──────── Provided data ────────

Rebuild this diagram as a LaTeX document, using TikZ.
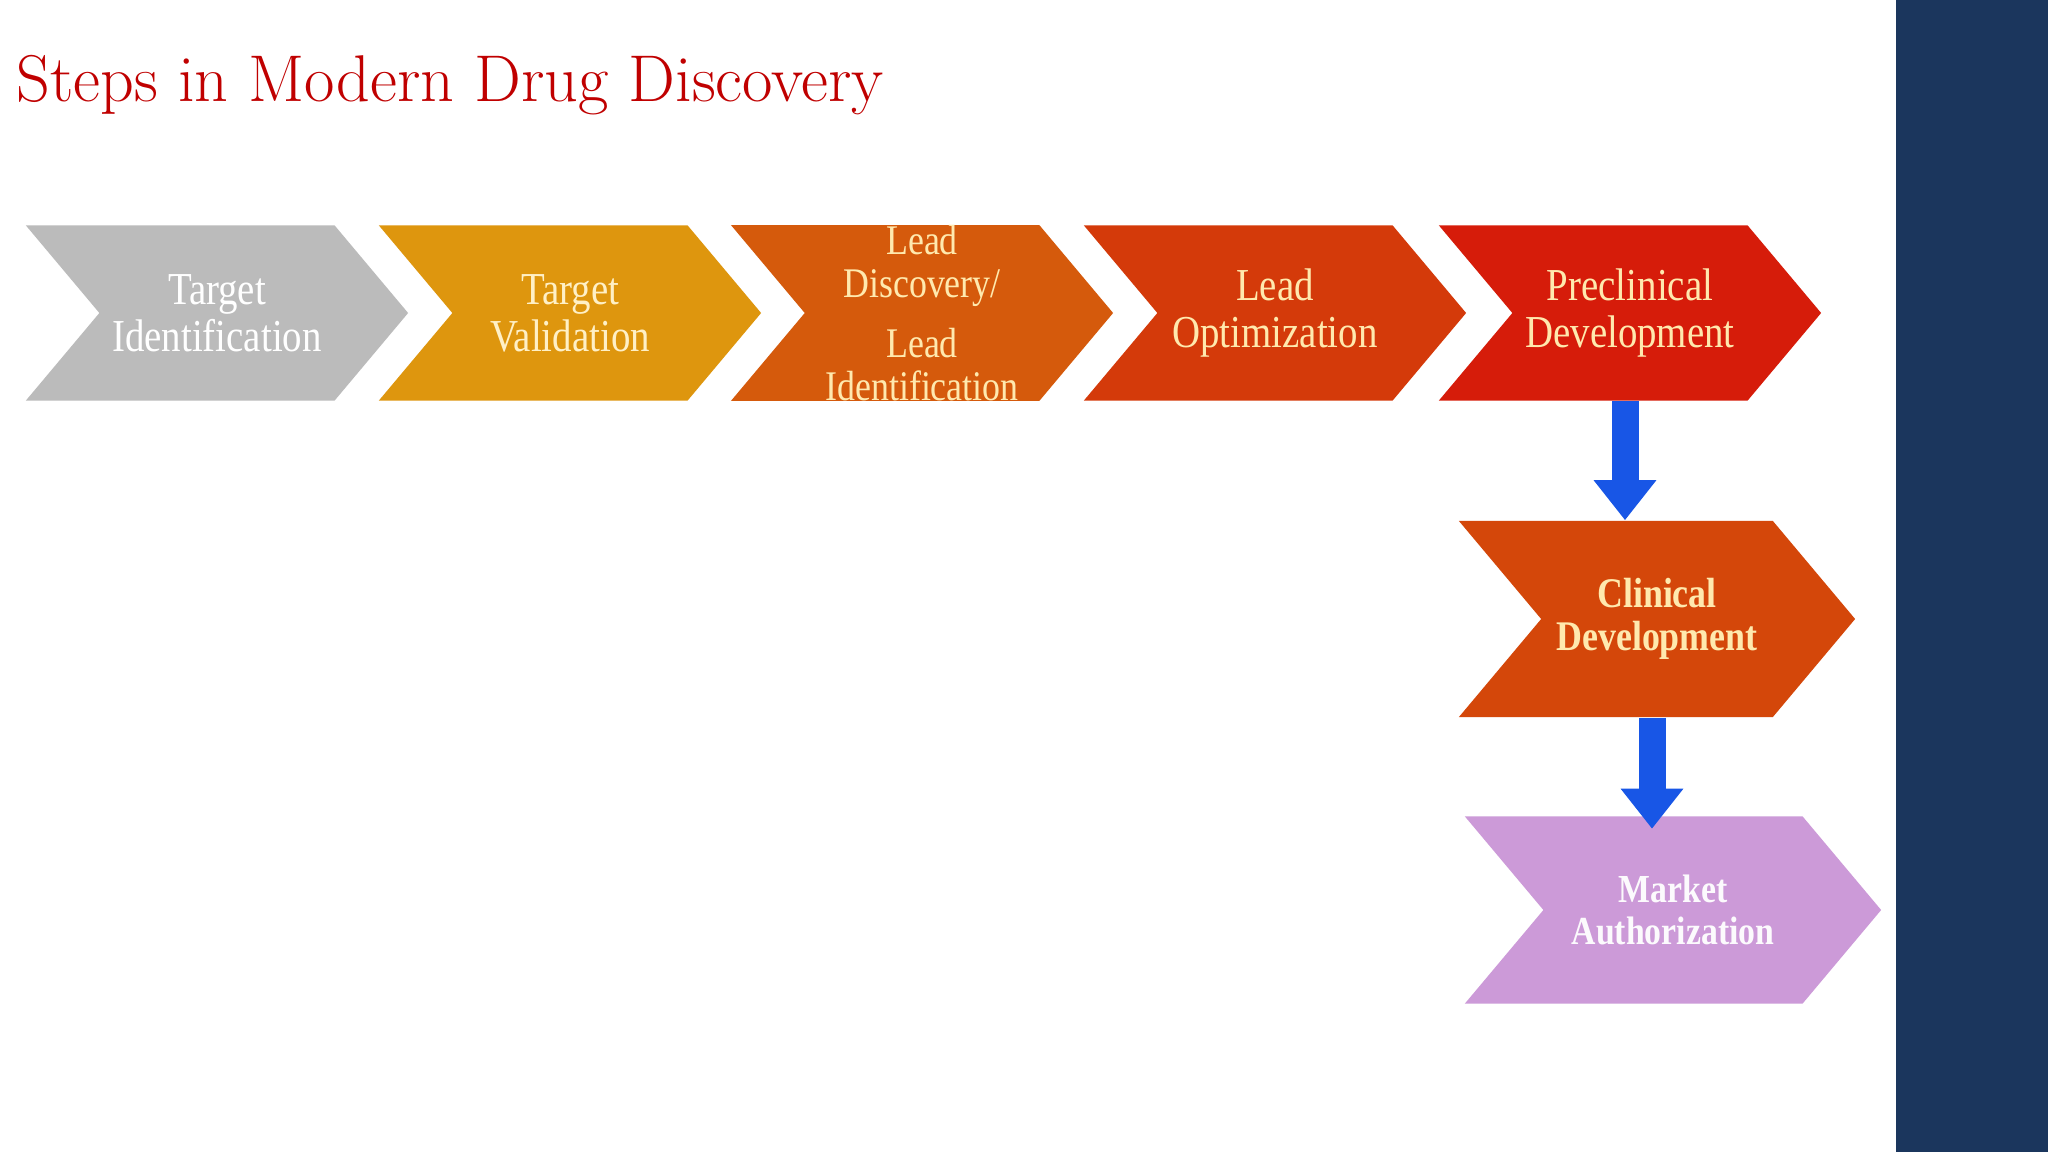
\documentclass[tikz,border=0pt]{standalone}
\usepackage{fontspec}
\usepackage{tikz}
\usetikzlibrary{arrows.meta, positioning, calc, shapes.symbols}
\newfontfamily\chevfont[FakeStretch=0.85]{Liberation Serif}
\definecolor{navy}{HTML}{1B365D}
\definecolor{ttl}{HTML}{C00000}
\definecolor{cgray}{HTML}{BBBBBB}
\definecolor{cgold}{HTML}{DE960E}
\definecolor{corange}{HTML}{D55A0C}
\definecolor{cred}{HTML}{D43A0A}
\definecolor{cdeep}{HTML}{D61C0A}
\definecolor{cclin}{HTML}{D4470A}
\definecolor{cmkt}{HTML}{CC9AD8}
\definecolor{ablue}{HTML}{1856E6}
\definecolor{pale}{HTML}{FFE9AE}

\begin{document}
\begin{tikzpicture}[x=0.01cm, y=-0.01cm,
      chev/.style={signal, signal to=east, signal from=west,
                   signal pointer angle=100, inner sep=0pt,
                   minimum width=3.82cm, minimum height=1.75cm,
                   align=center, text=pale,
                   font=\chevfont\fontsize{13}{13.4}\selectfont},
      flow/.style={draw=ablue, line width=0.27cm,
                   -{Triangle[width=0.6cm, length=0.4cm]}}]
    \useasboundingbox (0,0) rectangle (2048,1152);
    \fill[white] (0,0) rectangle (2048,1152);
    \fill[navy] (1896,0) rectangle (2048,1152);
    \node[anchor=base west, text=ttl, inner sep=0pt,
          font=\fontsize{18.8}{22}\selectfont] (title) at (16,102)
          {Steps in Modern Drug Discovery};
    % top row
    \node[chev, fill=cgray, text=white] (tid) at (217,313) {Target\\Identification};
    \node[chev, fill=cgold, text=pale!70!white] (tval) at (570,313) {Target\\Validation};
    \node[chev, fill=corange, font=\chevfont\fontsize{12}{12.2}\selectfont]
         (lead) at (922,313) {Lead\\Discovery/\\[5pt]Lead\\Identification};
    \node[chev, fill=cred] (opt) at (1275,313) {Lead\\Optimization};
    \node[chev, fill=cdeep] (pre) at (1630,313) {Preclinical\\Development};
    % down the right side
    \node[chev, fill=cclin, minimum width=3.96cm, minimum height=1.96cm,
          font=\chevfont\bfseries\fontsize{12}{12.2}\selectfont]
         (clin) at (1657,619) {Clinical\\Development};
    \node[chev, fill=cmkt, text=white!95!cmkt, minimum width=4.16cm, minimum height=1.87cm,
          font=\chevfont\bfseries\fontsize{11.3}{11.9}\selectfont]
         (mkt) at (1673,910) {Market\\Authorization};
    \draw[flow] ([xshift=-0.05cm]pre.south) -- ([xshift=-0.05cm]pre.south |- clin.north);
    \draw[flow] ([xshift=-0.05cm]clin.south) -- ([xshift=-0.05cm, yshift=-0.13cm]clin.south |- mkt.north);
  \end{tikzpicture}
\end{document}
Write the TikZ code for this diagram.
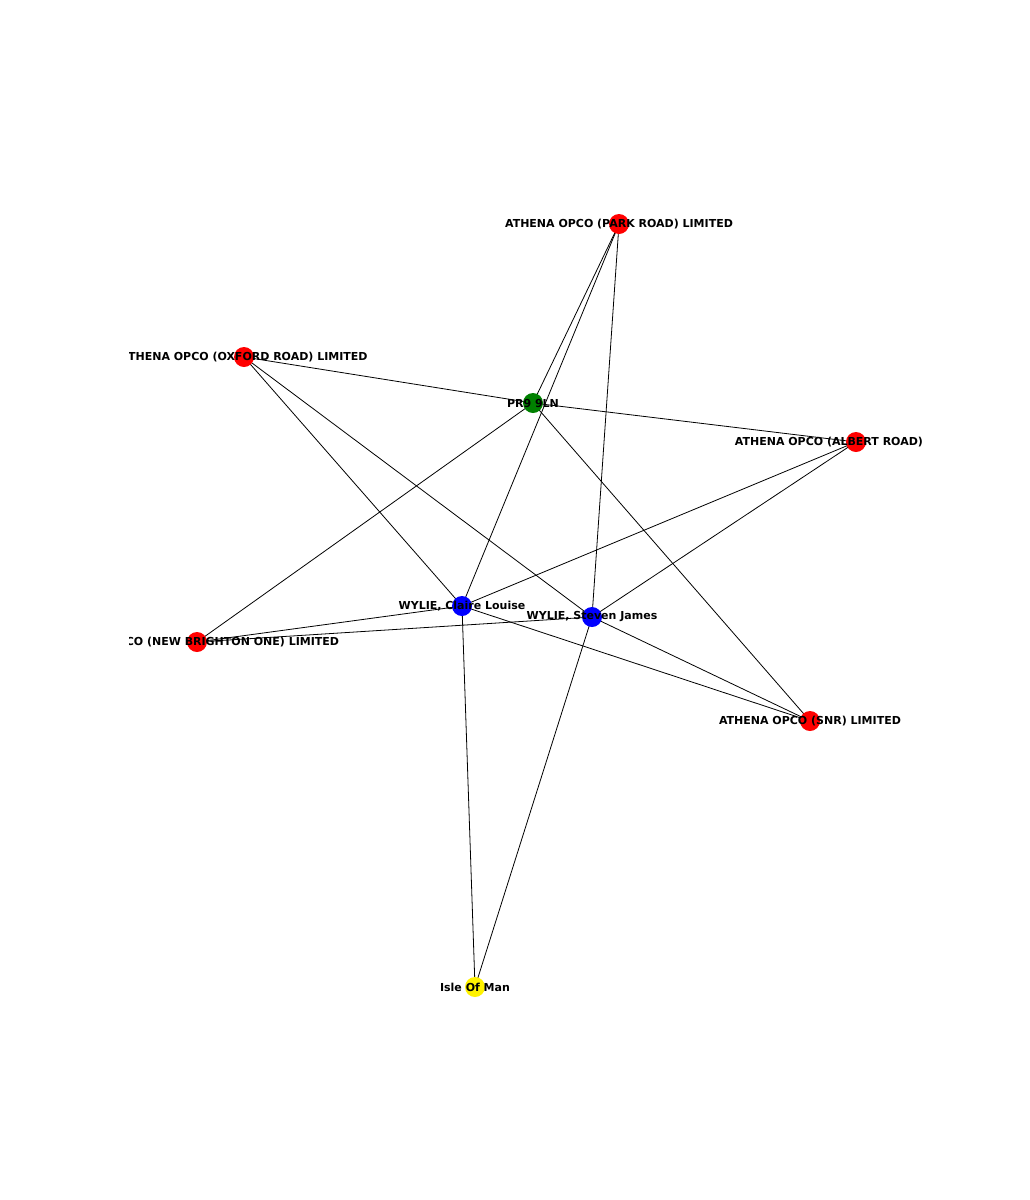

────────

**Exercise brief:** Write the material out again exactly as it appears, dropping the pictures.

**Expected output:**
Rebuild this diagram as a LaTeX document, using TikZ.
\documentclass[tikz,border=0pt]{standalone}
\usepackage{fontspec}
\usepackage{tikz}
\usetikzlibrary{arrows.meta, positioning, calc, shapes.symbols}
\newfontfamily\chevfont[FakeStretch=0.85]{Liberation Serif}
\definecolor{navy}{HTML}{1B365D}
\definecolor{ttl}{HTML}{C00000}
\definecolor{cgray}{HTML}{BBBBBB}
\definecolor{cgold}{HTML}{DE960E}
\definecolor{corange}{HTML}{D55A0C}
\definecolor{cred}{HTML}{D43A0A}
\definecolor{cdeep}{HTML}{D61C0A}
\definecolor{cclin}{HTML}{D4470A}
\definecolor{cmkt}{HTML}{CC9AD8}
\definecolor{ablue}{HTML}{1856E6}
\definecolor{pale}{HTML}{FFE9AE}

\begin{document}
\begin{tikzpicture}[x=0.01cm, y=-0.01cm,
      chev/.style={signal, signal to=east, signal from=west,
                   signal pointer angle=100, inner sep=0pt,
                   minimum width=3.82cm, minimum height=1.75cm,
                   align=center, text=pale,
                   font=\chevfont\fontsize{13}{13.4}\selectfont},
      flow/.style={draw=ablue, line width=0.27cm,
                   -{Triangle[width=0.6cm, length=0.4cm]}}]
    \useasboundingbox (0,0) rectangle (2048,1152);
    \fill[white] (0,0) rectangle (2048,1152);
    \fill[navy] (1896,0) rectangle (2048,1152);
    \node[anchor=base west, text=ttl, inner sep=0pt,
          font=\fontsize{18.8}{22}\selectfont] (title) at (16,102)
          {Steps in Modern Drug Discovery};
    % top row
    \node[chev, fill=cgray, text=white] (tid) at (217,313) {Target\\Identification};
    \node[chev, fill=cgold, text=pale!70!white] (tval) at (570,313) {Target\\Validation};
    \node[chev, fill=corange, font=\chevfont\fontsize{12}{12.2}\selectfont]
         (lead) at (922,313) {Lead\\Discovery/\\[5pt]Lead\\Identification};
    \node[chev, fill=cred] (opt) at (1275,313) {Lead\\Optimization};
    \node[chev, fill=cdeep] (pre) at (1630,313) {Preclinical\\Development};
    % down the right side
    \node[chev, fill=cclin, minimum width=3.96cm, minimum height=1.96cm,
          font=\chevfont\bfseries\fontsize{12}{12.2}\selectfont]
         (clin) at (1657,619) {Clinical\\Development};
    \node[chev, fill=cmkt, text=white!95!cmkt, minimum width=4.16cm, minimum height=1.87cm,
          font=\chevfont\bfseries\fontsize{11.3}{11.9}\selectfont]
         (mkt) at (1673,910) {Market\\Authorization};
    \draw[flow] ([xshift=-0.05cm]pre.south) -- ([xshift=-0.05cm]pre.south |- clin.north);
    \draw[flow] ([xshift=-0.05cm]clin.south) -- ([xshift=-0.05cm, yshift=-0.13cm]clin.south |- mkt.north);
  \end{tikzpicture}
\end{document}
Write the TikZ code for this diagram.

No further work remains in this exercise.